Implementing Free Calculators Within Financial Planning

Employers, financial advisors, and community educators can amplify the impact of free calculators by weaving them into structured planning sessions. For example, HR teams can host annual “retirement readiness” workshops where employees input their latest payroll data into calculators, learn about company matches, and adjust contribution elections on the spot. Cooperative extensions frequently host webinars that teach residents how to interpret calculator outputs, compare them with spending plans, and identify government resources for healthcare or housing assistance.

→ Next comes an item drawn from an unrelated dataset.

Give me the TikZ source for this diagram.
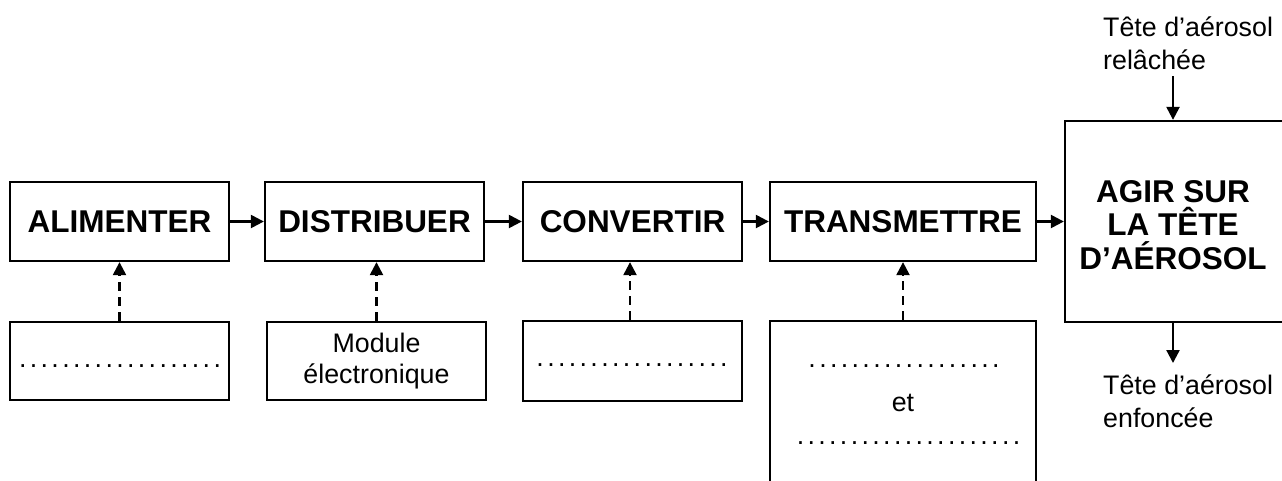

For households, consider a quarterly review ritual. Update your calculator with new savings balances, modify contribution amounts after raises, and refresh your inflation assumption with the latest CPI data from Bureau of Labor Statistics. Track trends by saving screenshots or exporting reports. Over time, you’ll create a personalized performance log that reveals whether you consistently meet targets or need strategic adjustments. These disciplined check-ins are often the difference between aspirational and achievable retirements.

Bringing It All Together

Free retirement savings calculators distill complex mathematics into intuitive visuals, but they deliver maximum value only when paired with accurate data, regular updates, and informed interpretation. Commit to using calculators as living documents: update them after major life events, run multiple scenarios, and use the insights to guide conversations with financial professionals. By combining this disciplined approach with trustworthy resources, you can move confidently toward a retirement that balances freedom, security, and purpose.